**Task description**
All the data below goes into the copy word for word, but the pictures don't.

**Data lines**
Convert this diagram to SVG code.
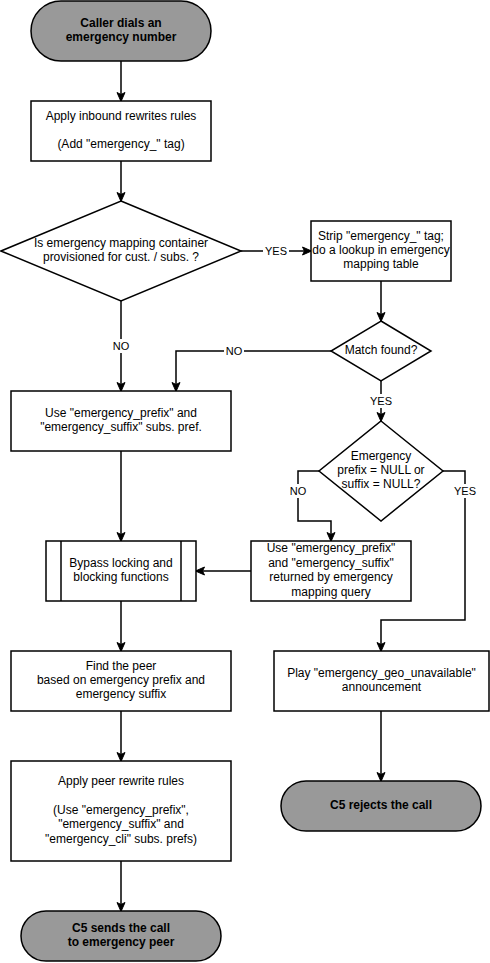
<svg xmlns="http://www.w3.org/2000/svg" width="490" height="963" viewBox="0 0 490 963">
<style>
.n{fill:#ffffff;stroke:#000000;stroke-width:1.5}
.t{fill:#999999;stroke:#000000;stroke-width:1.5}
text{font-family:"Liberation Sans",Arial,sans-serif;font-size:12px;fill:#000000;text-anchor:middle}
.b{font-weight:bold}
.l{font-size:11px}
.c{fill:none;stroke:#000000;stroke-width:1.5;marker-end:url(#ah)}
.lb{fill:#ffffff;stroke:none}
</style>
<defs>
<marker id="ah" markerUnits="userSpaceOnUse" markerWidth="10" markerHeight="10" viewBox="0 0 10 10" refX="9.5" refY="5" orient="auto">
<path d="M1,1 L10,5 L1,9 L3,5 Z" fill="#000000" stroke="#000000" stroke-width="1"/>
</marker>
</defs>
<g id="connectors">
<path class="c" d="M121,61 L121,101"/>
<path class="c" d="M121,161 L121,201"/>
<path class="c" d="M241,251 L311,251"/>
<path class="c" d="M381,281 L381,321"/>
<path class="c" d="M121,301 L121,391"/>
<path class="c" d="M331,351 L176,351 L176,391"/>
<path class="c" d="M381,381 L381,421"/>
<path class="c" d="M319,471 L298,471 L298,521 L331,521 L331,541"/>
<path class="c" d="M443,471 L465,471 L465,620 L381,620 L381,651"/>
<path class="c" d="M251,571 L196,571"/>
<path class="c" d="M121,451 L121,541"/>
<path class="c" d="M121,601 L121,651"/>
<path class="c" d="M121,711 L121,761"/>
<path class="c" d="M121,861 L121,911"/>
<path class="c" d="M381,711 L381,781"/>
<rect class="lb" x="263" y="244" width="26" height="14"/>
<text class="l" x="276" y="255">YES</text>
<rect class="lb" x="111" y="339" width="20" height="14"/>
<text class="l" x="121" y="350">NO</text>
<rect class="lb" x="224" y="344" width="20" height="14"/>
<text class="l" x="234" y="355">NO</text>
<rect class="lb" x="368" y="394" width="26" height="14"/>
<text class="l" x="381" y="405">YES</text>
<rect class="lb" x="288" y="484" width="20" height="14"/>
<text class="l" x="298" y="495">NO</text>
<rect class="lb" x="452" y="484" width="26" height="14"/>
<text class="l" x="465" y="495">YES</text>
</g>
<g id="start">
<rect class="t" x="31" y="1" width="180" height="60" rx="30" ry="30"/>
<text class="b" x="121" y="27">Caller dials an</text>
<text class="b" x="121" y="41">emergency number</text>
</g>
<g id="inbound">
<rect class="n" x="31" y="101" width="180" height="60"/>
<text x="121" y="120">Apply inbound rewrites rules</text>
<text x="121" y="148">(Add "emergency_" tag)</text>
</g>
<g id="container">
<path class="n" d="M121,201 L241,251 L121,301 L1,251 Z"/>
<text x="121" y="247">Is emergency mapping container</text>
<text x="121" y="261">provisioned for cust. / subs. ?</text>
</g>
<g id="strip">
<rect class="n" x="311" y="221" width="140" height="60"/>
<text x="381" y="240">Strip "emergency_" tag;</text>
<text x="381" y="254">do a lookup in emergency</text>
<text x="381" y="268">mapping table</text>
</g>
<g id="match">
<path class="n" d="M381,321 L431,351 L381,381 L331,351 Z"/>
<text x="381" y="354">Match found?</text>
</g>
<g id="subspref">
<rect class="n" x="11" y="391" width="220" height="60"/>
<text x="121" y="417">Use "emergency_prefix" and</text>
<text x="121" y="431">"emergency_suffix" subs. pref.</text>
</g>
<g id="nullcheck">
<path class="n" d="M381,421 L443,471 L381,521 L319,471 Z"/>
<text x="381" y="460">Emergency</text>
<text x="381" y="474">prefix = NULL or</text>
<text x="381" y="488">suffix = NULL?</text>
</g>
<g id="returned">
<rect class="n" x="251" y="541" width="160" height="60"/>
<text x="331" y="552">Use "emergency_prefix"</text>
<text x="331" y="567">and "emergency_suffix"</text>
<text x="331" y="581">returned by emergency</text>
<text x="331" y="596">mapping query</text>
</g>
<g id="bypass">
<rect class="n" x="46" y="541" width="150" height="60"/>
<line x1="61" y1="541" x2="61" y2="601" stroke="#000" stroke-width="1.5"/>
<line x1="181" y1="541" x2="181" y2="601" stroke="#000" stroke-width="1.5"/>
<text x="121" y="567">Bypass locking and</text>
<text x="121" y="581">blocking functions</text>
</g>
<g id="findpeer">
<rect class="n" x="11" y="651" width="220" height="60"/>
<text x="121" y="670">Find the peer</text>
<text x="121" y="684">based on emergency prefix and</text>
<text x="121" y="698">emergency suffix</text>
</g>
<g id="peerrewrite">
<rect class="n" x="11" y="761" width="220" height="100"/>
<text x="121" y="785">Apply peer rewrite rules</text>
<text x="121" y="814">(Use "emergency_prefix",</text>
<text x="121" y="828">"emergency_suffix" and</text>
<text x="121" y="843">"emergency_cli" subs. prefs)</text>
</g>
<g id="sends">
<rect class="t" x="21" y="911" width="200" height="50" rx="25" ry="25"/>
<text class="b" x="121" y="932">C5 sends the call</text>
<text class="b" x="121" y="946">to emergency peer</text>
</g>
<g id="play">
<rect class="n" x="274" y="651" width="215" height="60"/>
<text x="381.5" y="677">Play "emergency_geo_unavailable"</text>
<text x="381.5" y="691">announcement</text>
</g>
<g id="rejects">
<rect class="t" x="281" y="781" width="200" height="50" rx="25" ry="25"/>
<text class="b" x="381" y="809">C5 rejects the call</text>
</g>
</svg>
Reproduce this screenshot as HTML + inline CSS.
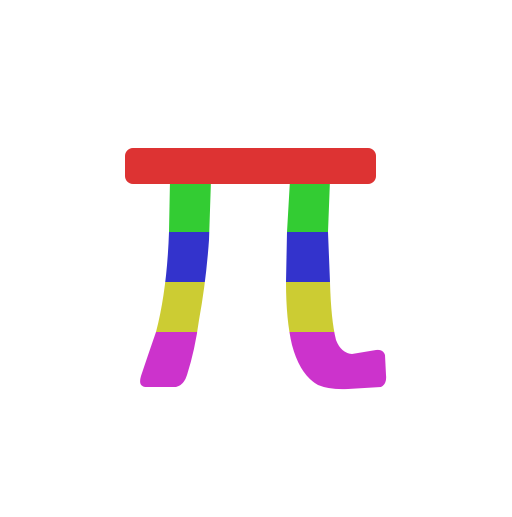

**Reply to the task**
Convert this diagram to SVG code.
<svg xmlns="http://www.w3.org/2000/svg" width="490" height="963" viewBox="0 0 490 963">
<style>
.n{fill:#ffffff;stroke:#000000;stroke-width:1.5}
.t{fill:#999999;stroke:#000000;stroke-width:1.5}
text{font-family:"Liberation Sans",Arial,sans-serif;font-size:12px;fill:#000000;text-anchor:middle}
.b{font-weight:bold}
.l{font-size:11px}
.c{fill:none;stroke:#000000;stroke-width:1.5;marker-end:url(#ah)}
.lb{fill:#ffffff;stroke:none}
</style>
<defs>
<marker id="ah" markerUnits="userSpaceOnUse" markerWidth="10" markerHeight="10" viewBox="0 0 10 10" refX="9.5" refY="5" orient="auto">
<path d="M1,1 L10,5 L1,9 L3,5 Z" fill="#000000" stroke="#000000" stroke-width="1"/>
</marker>
</defs>
<g id="connectors">
<path class="c" d="M121,61 L121,101"/>
<path class="c" d="M121,161 L121,201"/>
<path class="c" d="M241,251 L311,251"/>
<path class="c" d="M381,281 L381,321"/>
<path class="c" d="M121,301 L121,391"/>
<path class="c" d="M331,351 L176,351 L176,391"/>
<path class="c" d="M381,381 L381,421"/>
<path class="c" d="M319,471 L298,471 L298,521 L331,521 L331,541"/>
<path class="c" d="M443,471 L465,471 L465,620 L381,620 L381,651"/>
<path class="c" d="M251,571 L196,571"/>
<path class="c" d="M121,451 L121,541"/>
<path class="c" d="M121,601 L121,651"/>
<path class="c" d="M121,711 L121,761"/>
<path class="c" d="M121,861 L121,911"/>
<path class="c" d="M381,711 L381,781"/>
<rect class="lb" x="263" y="244" width="26" height="14"/>
<text class="l" x="276" y="255">YES</text>
<rect class="lb" x="111" y="339" width="20" height="14"/>
<text class="l" x="121" y="350">NO</text>
<rect class="lb" x="224" y="344" width="20" height="14"/>
<text class="l" x="234" y="355">NO</text>
<rect class="lb" x="368" y="394" width="26" height="14"/>
<text class="l" x="381" y="405">YES</text>
<rect class="lb" x="288" y="484" width="20" height="14"/>
<text class="l" x="298" y="495">NO</text>
<rect class="lb" x="452" y="484" width="26" height="14"/>
<text class="l" x="465" y="495">YES</text>
</g>
<g id="start">
<rect class="t" x="31" y="1" width="180" height="60" rx="30" ry="30"/>
<text class="b" x="121" y="27">Caller dials an</text>
<text class="b" x="121" y="41">emergency number</text>
</g>
<g id="inbound">
<rect class="n" x="31" y="101" width="180" height="60"/>
<text x="121" y="120">Apply inbound rewrites rules</text>
<text x="121" y="148">(Add "emergency_" tag)</text>
</g>
<g id="container">
<path class="n" d="M121,201 L241,251 L121,301 L1,251 Z"/>
<text x="121" y="247">Is emergency mapping container</text>
<text x="121" y="261">provisioned for cust. / subs. ?</text>
</g>
<g id="strip">
<rect class="n" x="311" y="221" width="140" height="60"/>
<text x="381" y="240">Strip "emergency_" tag;</text>
<text x="381" y="254">do a lookup in emergency</text>
<text x="381" y="268">mapping table</text>
</g>
<g id="match">
<path class="n" d="M381,321 L431,351 L381,381 L331,351 Z"/>
<text x="381" y="354">Match found?</text>
</g>
<g id="subspref">
<rect class="n" x="11" y="391" width="220" height="60"/>
<text x="121" y="417">Use "emergency_prefix" and</text>
<text x="121" y="431">"emergency_suffix" subs. pref.</text>
</g>
<g id="nullcheck">
<path class="n" d="M381,421 L443,471 L381,521 L319,471 Z"/>
<text x="381" y="460">Emergency</text>
<text x="381" y="474">prefix = NULL or</text>
<text x="381" y="488">suffix = NULL?</text>
</g>
<g id="returned">
<rect class="n" x="251" y="541" width="160" height="60"/>
<text x="331" y="552">Use "emergency_prefix"</text>
<text x="331" y="567">and "emergency_suffix"</text>
<text x="331" y="581">returned by emergency</text>
<text x="331" y="596">mapping query</text>
</g>
<g id="bypass">
<rect class="n" x="46" y="541" width="150" height="60"/>
<line x1="61" y1="541" x2="61" y2="601" stroke="#000" stroke-width="1.5"/>
<line x1="181" y1="541" x2="181" y2="601" stroke="#000" stroke-width="1.5"/>
<text x="121" y="567">Bypass locking and</text>
<text x="121" y="581">blocking functions</text>
</g>
<g id="findpeer">
<rect class="n" x="11" y="651" width="220" height="60"/>
<text x="121" y="670">Find the peer</text>
<text x="121" y="684">based on emergency prefix and</text>
<text x="121" y="698">emergency suffix</text>
</g>
<g id="peerrewrite">
<rect class="n" x="11" y="761" width="220" height="100"/>
<text x="121" y="785">Apply peer rewrite rules</text>
<text x="121" y="814">(Use "emergency_prefix",</text>
<text x="121" y="828">"emergency_suffix" and</text>
<text x="121" y="843">"emergency_cli" subs. prefs)</text>
</g>
<g id="sends">
<rect class="t" x="21" y="911" width="200" height="50" rx="25" ry="25"/>
<text class="b" x="121" y="932">C5 sends the call</text>
<text class="b" x="121" y="946">to emergency peer</text>
</g>
<g id="play">
<rect class="n" x="274" y="651" width="215" height="60"/>
<text x="381.5" y="677">Play "emergency_geo_unavailable"</text>
<text x="381.5" y="691">announcement</text>
</g>
<g id="rejects">
<rect class="t" x="281" y="781" width="200" height="50" rx="25" ry="25"/>
<text class="b" x="381" y="809">C5 rejects the call</text>
</g>
</svg>
Reproduce this screenshot as HTML + inline CSS.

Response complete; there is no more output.